Each of the 13 NAFEO fellows were nominated by their college president/chancellor, and selected from a pool of more than 30 candidates. The fellows are:

  • Dr. William B. Bynum Jr., vice president for student affairs and enrollment management, Lincoln University, Lincoln, Pa.
  • Dr. Melvin N. Johnson, provost and vice chancellor for academic affairs, Winston-Salem State University, Winston-Salem, N.C.
  • Dr. Kojo A. Quartey, dean, College of Business and Professional Studies and associate vice president for academic affairs, Lincoln University, Jefferson City, Mo.
  • Dr. Moses Newsome Jr., vice president for research, planning, community and economic development, Mississippi Valley State University, Itta Bena, Miss.
  • Dr. Lucy J. Reuben, provost and vice chancellor for academic affairs, North Carolina Central University, Durham, N.C.
  • Dr. Ellen D. Smiley, assistant dean and assistant professor, Earl Lester Cole Honors College, Grambling State University, Grambling, La.
  • Dr. Charles N. Smith, vice president for enrollment management and student affairs, Delaware State University, Dover, Del.
  • Dr. Joseph Martin Stevenson, provost, Jackson State University, Jackson, Miss.
  • Dr. Maurice C. Taylor, dean, School of Graduate Studies and Research, Morgan State University, Baltimore
  • Dr. Jackie Thomas, professor of English, and director of UMES Scholars Program, University Maryland Eastern Shore, Princess Anne, Md.

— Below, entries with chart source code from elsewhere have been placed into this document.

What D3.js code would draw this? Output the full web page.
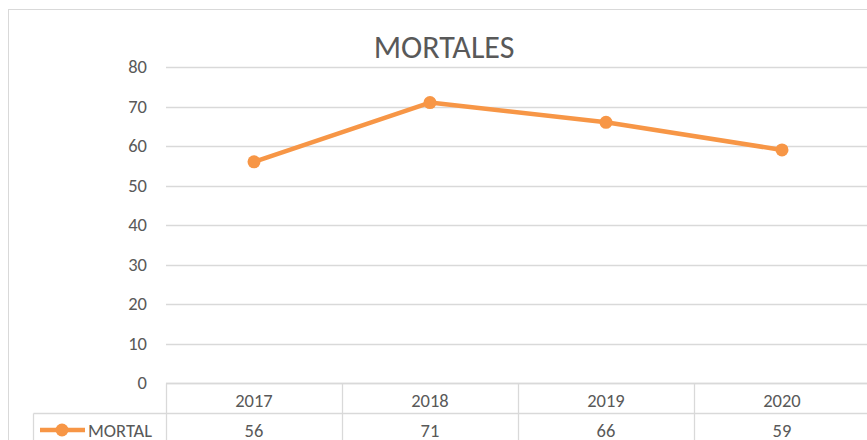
<!DOCTYPE html>
<html>
<head>
<meta charset="utf-8">
<script src="https://cdn.jsdelivr.net/npm/d3@7"></script>
<style>
  body { margin: 0; background: #fff; }
  text { font-family: Carlito, "Liberation Sans", "Noto Sans", sans-serif; fill: #595959; }
</style>
</head>
<body>
<div id="chart"></div>
<script>
const years = ["2017", "2018", "2019", "2020"];
const mortal = [56, 71, 66, 59];
const yTicks = [0, 10, 20, 30, 40, 50, 60, 70, 80];
const seriesName = "MORTAL";
const chartTitle = "MORTALES";

const W = 867, H = 440;
const ORANGE = "#f79646";
const GRID = "#d9d9d9";
const FS = "18.5px";

const svg = d3.select("#chart").append("svg")
  .attr("width", W).attr("height", H);

// chart border (runs off the right and bottom edges)
svg.append("rect")
  .attr("x", 8.5).attr("y", 9.5)
  .attr("width", 900).attr("height", 500)
  .attr("fill", "#fff").attr("stroke", GRID);

const x = d3.scaleBand().domain(years).range([166, 870]);
const y = d3.scaleLinear().domain([0, 80]).range([383, 67]);

// gridlines
svg.append("g").selectAll("line").data(yTicks).join("line")
  .attr("x1", 166).attr("x2", 870)
  .attr("y1", d => Math.round(y(d)) + 0.5).attr("y2", d => Math.round(y(d)) + 0.5)
  .attr("stroke", GRID).attr("stroke-width", 1.3);

// y tick labels
svg.append("g").selectAll("text").data(yTicks).join("text")
  .attr("x", 147).attr("y", d => y(d))
  .attr("dy", "0.35em").attr("text-anchor", "end")
  .style("font-size", FS)
  .text(d => d);

// title
svg.append("text")
  .attr("x", 444).attr("y", 58)
  .attr("text-anchor", "middle")
  .style("font-size", "32px")
  .text(chartTitle);

// line + markers
const line = d3.line().x(d => x(d.year) + x.bandwidth() / 2).y(d => y(d.v));
const pts = years.map((yr, i) => ({ year: yr, v: mortal[i] }));
svg.append("path").datum(pts)
  .attr("d", line).attr("fill", "none")
  .attr("stroke", ORANGE).attr("stroke-width", 4.5)
  .attr("stroke-linejoin", "round");
svg.append("g").selectAll("circle").data(pts).join("circle")
  .attr("cx", d => x(d.year) + x.bandwidth() / 2).attr("cy", d => y(d.v))
  .attr("r", 6.5).attr("fill", ORANGE);

// data table
const tbl = svg.append("g").attr("stroke", GRID).attr("stroke-width", 1.3);
const rowTop = 383.5, rowMid = 413.5;
tbl.append("line").attr("x1", 166).attr("x2", 870).attr("y1", rowTop).attr("y2", rowTop);
tbl.append("line").attr("x1", 33.5).attr("x2", 870).attr("y1", rowMid).attr("y2", rowMid);
tbl.selectAll("line.v").data(years.concat(["end"])).join("line")
  .attr("class", "v")
  .attr("x1", (d, i) => Math.round(166 + i * x.bandwidth()) + 0.5)
  .attr("x2", (d, i) => Math.round(166 + i * x.bandwidth()) + 0.5)
  .attr("y1", rowTop).attr("y2", H);
tbl.append("line").attr("x1", 33.5).attr("x2", 33.5).attr("y1", rowMid).attr("y2", H);

svg.append("g").selectAll("text").data(years).join("text")
  .attr("x", d => x(d) + x.bandwidth() / 2).attr("y", 401)
  .attr("dy", "0.35em").attr("text-anchor", "middle")
  .style("font-size", FS).text(d => d);

svg.append("g").selectAll("text").data(mortal).join("text")
  .attr("x", (d, i) => x(years[i]) + x.bandwidth() / 2).attr("y", 431)
  .attr("dy", "0.35em").attr("text-anchor", "middle")
  .style("font-size", FS).text(d => d);

// legend key in table
svg.append("line").attr("x1", 40).attr("x2", 85).attr("y1", 430).attr("y2", 430)
  .attr("stroke", ORANGE).attr("stroke-width", 4.5);
svg.append("circle").attr("cx", 62).attr("cy", 430).attr("r", 6.5).attr("fill", ORANGE);
svg.append("text").attr("x", 88).attr("y", 431)
  .attr("dy", "0.35em").style("font-size", FS).text(seriesName);
</script>
</body>
</html>
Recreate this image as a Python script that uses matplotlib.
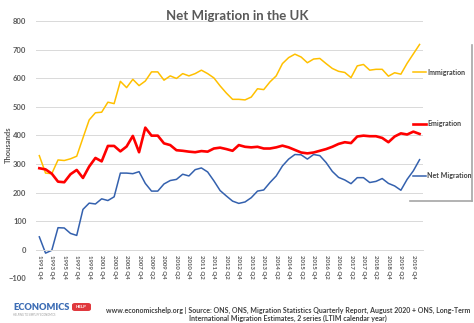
import matplotlib.pyplot as plt
from matplotlib.lines import Line2D
from matplotlib.patches import FancyBboxPatch

plt.rcParams['font.family'] = ['Lato', 'DejaVu Sans']

# categories: annual LTIM 1991-2008, then rolling quarters
periods = [f"{y} Q4" for y in range(1991, 2009)]
periods += [f"2009 Q{q}" for q in (2, 3, 4)]
periods += [f"{y} Q{q}" for y in range(2010, 2020) for q in (1, 2, 3, 4)]
periods += ["2020 Q1"]

immigration = [329, 268, 266, 314, 312, 318, 327, 391, 454, 479, 481, 516, 511, 589, 567, 596, 574, 590,
               622, 622, 593, 608, 599, 616,
               608, 616, 628, 616, 601, 573, 548, 526, 526, 524, 534, 563,
               560, 587, 608, 651, 672, 684, 674, 654, 667, 669, 651,
               634, 624, 620, 602, 643, 648, 628, 631, 631, 607, 619, 614, 652, 685, 718]
emigration = [285, 281, 266, 238, 236, 264, 279, 251, 291, 321, 309, 363, 363, 344, 361, 398, 341, 427,
              399, 399, 372, 366, 348, 346,
              343, 341, 345, 343, 354, 357, 352, 346, 366, 360, 358, 360,
              354, 354, 358, 364, 358, 349, 340, 337, 340, 346, 352,
              360, 370, 376, 373, 396, 399, 397, 397, 391, 376, 396, 407, 403, 413, 405]
net_migration = [45, -12, -2, 77, 76, 57, 50, 141, 163, 160, 178, 172, 185, 268, 268, 266, 273, 232,
                 205, 205, 230, 242, 246, 264,
                 258, 280, 286, 272, 241, 207, 188, 170, 162, 167, 182, 205,
                 209, 235, 258, 293, 317, 333, 332, 317, 333, 329, 305,
                 274, 253, 244, 231, 252, 252, 235, 239, 249, 232, 223, 208, 246, 276, 315]

W, H = 474, 323
fig = plt.figure(figsize=(W / 100, H / 100), dpi=100)
ax = fig.add_axes([36.2 / W, 1 - 278.3 / H, 386.5 / W, 257.3 / H])

x = range(len(periods))
l1, = ax.plot(x, immigration, color='#FFC000', lw=1.1, label='Immigration')
l2, = ax.plot(x, emigration, color='#FF0000', lw=1.9, label='Emigration')
l3, = ax.plot(x, net_migration, color='#3461AE', lw=1.1, label='Net Migration')

ax.set_xlim(-0.5, len(periods) - 0.5)
ax.set_ylim(-100, 800)
ax.set_yticks(range(-100, 801, 100))
ax.grid(axis='y', color='#d9d9d9', lw=0.7)
ax.set_axisbelow(True)
for s in ['top', 'right', 'left']:
    ax.spines[s].set_visible(False)
ax.spines['bottom'].set_position(('data', 0))
ax.spines['bottom'].set_color('#d9d9d9')
ax.spines['bottom'].set_linewidth(0.7)

ax.set_xticks(list(x)[::2])
ax.set_xticklabels(periods[::2], rotation=-90, fontsize=4.3, fontweight='bold', color='#595959')
ax.tick_params(axis='x', length=0, pad=3.5)
ax.tick_params(axis='y', length=0, pad=7, labelsize=5.5, labelcolor='#595959')
for t in ax.get_yticklabels():
    t.set_fontweight('bold')
fig.text(8 / W, 1 - 145 / H, 'Thousands', rotation=90, ha='center', va='center',
         fontsize=5.5, fontweight='bold', color='#595959')

fig.text(0.5, 1 - 16 / H, 'Net Migration in the UK', ha='center', va='center',
         fontsize=9.5, fontweight='bold', color='#595959')

# legend on the right with its shadow edges
ax.legend(handles=[l1, l2, l3], loc='upper left', bbox_to_anchor=(413 / W, 1 - 68.5 / H),
          bbox_transform=fig.transFigure, frameon=False, handlelength=1.9,
          handletextpad=0.15, labelspacing=6.45, borderaxespad=0, borderpad=0,
          prop={'weight': 'bold', 'size': 5})
for leg_text in ax.get_legend().get_texts():
    leg_text.set_color('#404040')
fig.add_artist(Line2D([472 / W, 472 / W], [1 - 45 / H, 1 - 201 / H], color='#a6a6a6', lw=1.2))
fig.add_artist(Line2D([410 / W, 472 / W], [1 - 201 / H, 1 - 201 / H], color='#a6a6a6', lw=1.2))

# footer
fig.text(13 / W, 1 - 307 / H, 'ECONOMICS', fontsize=6.7, fontweight='heavy', color='#3D6DB5',
         ha='left', va='center')
fig.patches.append(FancyBboxPatch((72 / W, 1 - 311 / H), 19 / W, 8 / H,
                                  boxstyle='round,pad=0,rounding_size=0.006',
                                  transform=fig.transFigure, facecolor='#E0393E', edgecolor='none'))
fig.text(81.5 / W, 1 - 307 / H, 'HELP', fontsize=3.2, fontweight='bold', color='white',
         ha='center', va='center')
fig.text(13 / W, 1 - 315 / H, 'HELPING TO SIMPLIFY ECONOMICS', fontsize=1.8, color='#999999',
         ha='left', va='center')
fig.text(288 / W, 1 - 310 / H,
         'www.economicshelp.org | Source: ONS, ONS, Migration Statistics Quarterly Report, August 2020 + ONS, Long-Term',
         fontsize=5.05, fontweight='bold', color='#404040', ha='center', va='center')
fig.text(288 / W, 1 - 318.5 / H,
         'International Migration Estimates, 2 series (LTIM calendar year)',
         fontsize=5.05, fontweight='bold', color='#404040', ha='center', va='center')

fig.savefig('out.png', dpi=100, facecolor='white')
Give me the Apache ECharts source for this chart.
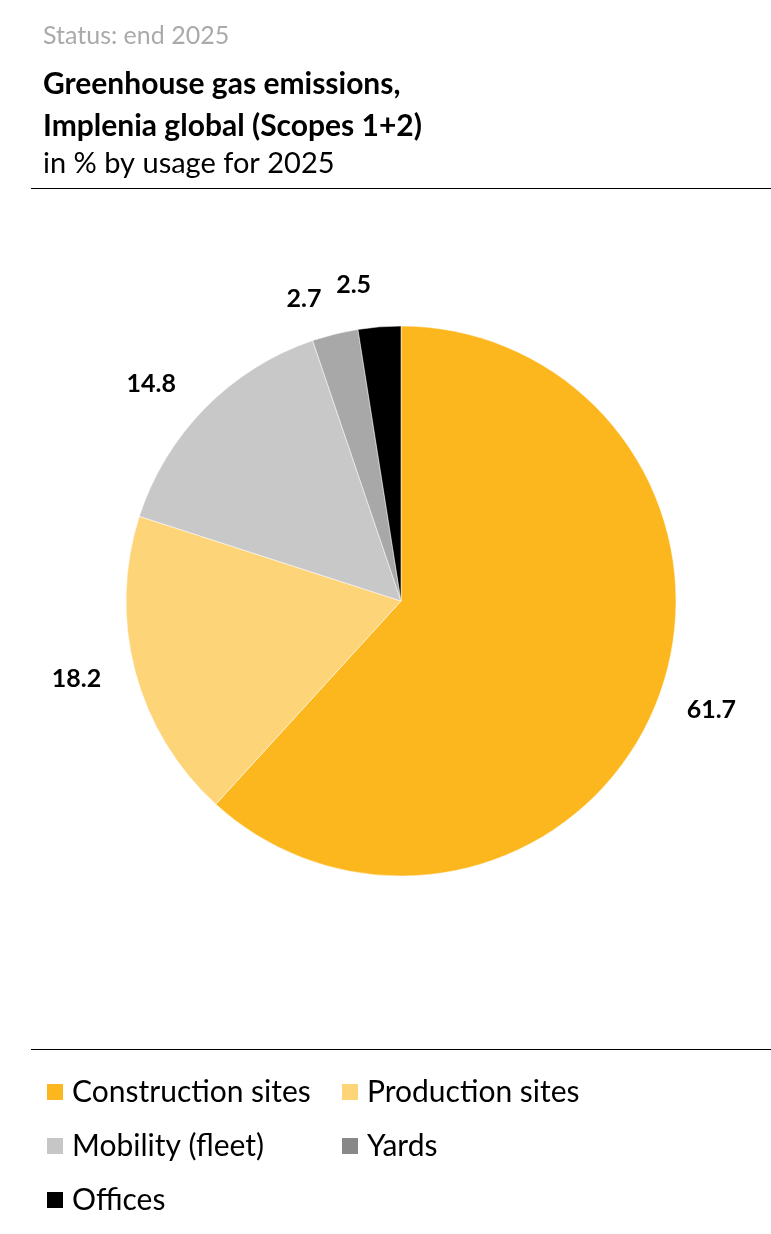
<!DOCTYPE html>
<html>
<head>
<meta charset="utf-8">
<script src="https://cdn.jsdelivr.net/npm/echarts@6/dist/echarts.min.js"></script>
<style>
  html, body { margin: 0; padding: 0; background: #fff; }
  #chart { width: 771px; height: 1234px; }
</style>
</head>
<body>
<div id="chart"></div>
<script>
// data
const categories = ['Construction sites', 'Production sites', 'Mobility (fleet)', 'Yards', 'Offices'];
const shares = [61.7, 18.2, 14.8, 2.7, 2.5];

// styles
const sliceColors = ['#fdb71e', '#fed479', '#c8c8c8', '#a8a8a8', '#000000'];
const legendColors = ['#fdb71e', '#fed479', '#c6c6c6', '#888888', '#000000'];
const labelGap = [26, 30, 34, 36, 42]; // distance of the value labels from the rim

const FONT = 'Lato';

let chart = echarts.init(document.getElementById('chart'));

function legendItems(names) {
  return names.map(n => {
    let i = categories.indexOf(n);
    return { name: n, itemStyle: { color: legendColors[i] } };
  });
}

const legendBase = {
  orient: 'vertical',
  top: 1072,
  icon: 'rect',
  itemWidth: 18,
  itemHeight: 18,
  itemGap: 24,
  selectedMode: false,
  textStyle: { fontFamily: FONT, fontSize: 30, lineHeight: 30, color: '#000', padding: [0, 0, 0, 3] }
};

let option = {
  backgroundColor: '#fff',
  animation: false,
  title: [
    {
      text: 'Status: end 2025',
      left: 38, top: 16,
      textStyle: { fontFamily: FONT, fontSize: 25, lineHeight: 30, fontWeight: 'normal', color: '#aaaaaa' }
    },
    {
      text: 'Greenhouse gas emissions,\nImplenia global (Scopes 1+2)',
      left: 38, top: 58,
      textStyle: { fontFamily: FONT, fontSize: 30, fontWeight: 'bold', color: '#000', lineHeight: 42 }
    },
    {
      text: 'in % by usage for 2025',
      left: 38, top: 142,
      textStyle: { fontFamily: FONT, fontSize: 29, lineHeight: 34, fontWeight: 'normal', color: '#000' }
    }
  ],
  legend: [
    Object.assign({}, legendBase, { left: 40, data: legendItems(['Construction sites', 'Mobility (fleet)', 'Offices']) }),
    Object.assign({}, legendBase, { left: 335, data: legendItems(['Production sites', 'Yards']) })
  ],
  graphic: [
    { type: 'line', shape: { x1: 31, y1: 188.5, x2: 771, y2: 188.5 }, style: { stroke: '#000', lineWidth: 1 } },
    { type: 'line', shape: { x1: 31, y1: 1049.5, x2: 771, y2: 1049.5 }, style: { stroke: '#000', lineWidth: 1 } }
  ],
  series: [
    {
      type: 'pie',
      center: [401, 601],
      radius: [0, 275],
      startAngle: 90,
      clockwise: true,
      avoidLabelOverlap: false,
      itemStyle: { borderColor: '#fff', borderWidth: 0.5 },
      label: {
        show: true,
        position: 'outside',
        formatter: p => p.value.toFixed(1),
        fontFamily: FONT,
        fontSize: 25,
        fontWeight: 'bold',
        color: '#000'
      },
      labelLine: { show: false, length: 30, length2: 0 },
      emphasis: { disabled: true },
      data: categories.map((c, i) => ({
        name: c,
        value: shares[i],
        itemStyle: { color: sliceColors[i] },
        labelLine: { show: false, length: labelGap[i], length2: 0 }
      }))
    }
  ]
};

option && chart.setOption(option);
</script>
</body>
</html>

  • Dr. Charles Williams, associate vice chancellor for academic affairs/ undergraduate programs, North Carolina A&T State University, Greensboro, N.C.
  • Dr. Karl S. Wright, executive vice president and provost, Florida Memorial College, Miami
  • l Dr. Earl G. Yarbrough Sr., provost and vice president for academic affairs, Virginia State University, Petersburg, Va.